Question

The value of $${f}({x})=\left ( \frac{\pi }{4}\sin^{2}x \right ), x\in R$$ lies in the interval
A
$$[0, 1]$$
B
$$\left[0, \frac{\pi}{4}\right]$$
C
$$\left[0,\frac{\pi}{2}\right]$$
D
$$\left[\frac{\pi}{4},1\right]$$

Answer

**step1** Understanding the function

The problem asks for the range of the function $$f(x)=\left ( \frac{\pi }{4}\sin^{2}x \right )$$. This means we need to find all possible values that $$f(x)$$ can take for any real number $$x$$. To do this, we need to determine the minimum and maximum values of the function.

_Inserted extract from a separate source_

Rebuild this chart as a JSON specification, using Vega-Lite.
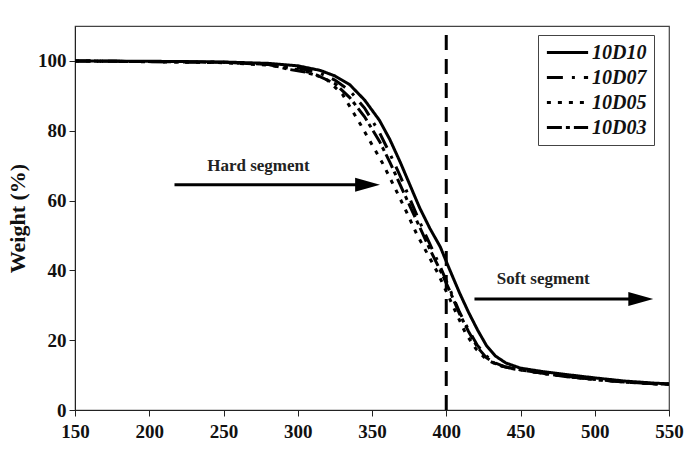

**step2** Analyzing the sine function

The function involves the trigonometric term $$\sin x$$. We know from the properties of the sine function that for any real number $$x$$, the value of $$\sin x$$ is always between -1 and 1, inclusive. This can be written as:
$$-1 \le \sin x \le 1$$

**step3** Analyzing the square of the sine function

Next, we consider $$\sin^2 x$$. When we square a number that is between -1 and 1, the result is always non-negative.
To find the range of $$\sin^2 x$$:
The smallest possible value for $$\sin^2 x$$ occurs when $$\sin x = 0$$. In this case, $$\sin^2 x = 0^2 = 0$$.
The largest possible value for $$\sin^2 x$$ occurs when $$\sin x = -1$$ or $$\sin x = 1$$. In both these cases, the square is $$(-1)^2 = 1$$ or $$1^2 = 1$$.
So, the value of $$\sin^2 x$$ is always between 0 and 1, inclusive. This can be written as:
$$0 \le \sin^2 x \le 1$$

**step4** Determining the range of the function

Now, we incorporate the constant factor $$\frac{\pi}{4}$$ into the inequality. The function is $$f(x) = \frac{\pi}{4}\sin^2 x$$.
Since $$\frac{\pi}{4}$$ is a positive constant (approximately 0.785), multiplying the inequality $$0 \le \sin^2 x \le 1$$ by $$\frac{\pi}{4}$$ does not change the direction of the inequalities.
We multiply each part of the inequality by $$\frac{\pi}{4}$$:
$$\frac{\pi}{4} \times 0 \le \frac{\pi}{4} \times \sin^2 x \le \frac{\pi}{4} \times 1$$
This simplifies to:
$$0 \le \frac{\pi}{4}\sin^2 x \le \frac{\pi}{4}$$
Since $$f(x) = \frac{\pi}{4}\sin^2 x$$, this means the value of $$f(x)$$ lies between 0 and $$\frac{\pi}{4}$$, inclusive.

**step5** Stating the final interval

Based on our analysis, the value of $$f(x)$$ lies in the interval from 0 to $$\frac{\pi}{4}$$, including both endpoints. This interval is written as $$\left[0, \frac{\pi}{4}\right]$$.
Comparing this result with the given options, we find that it matches option B.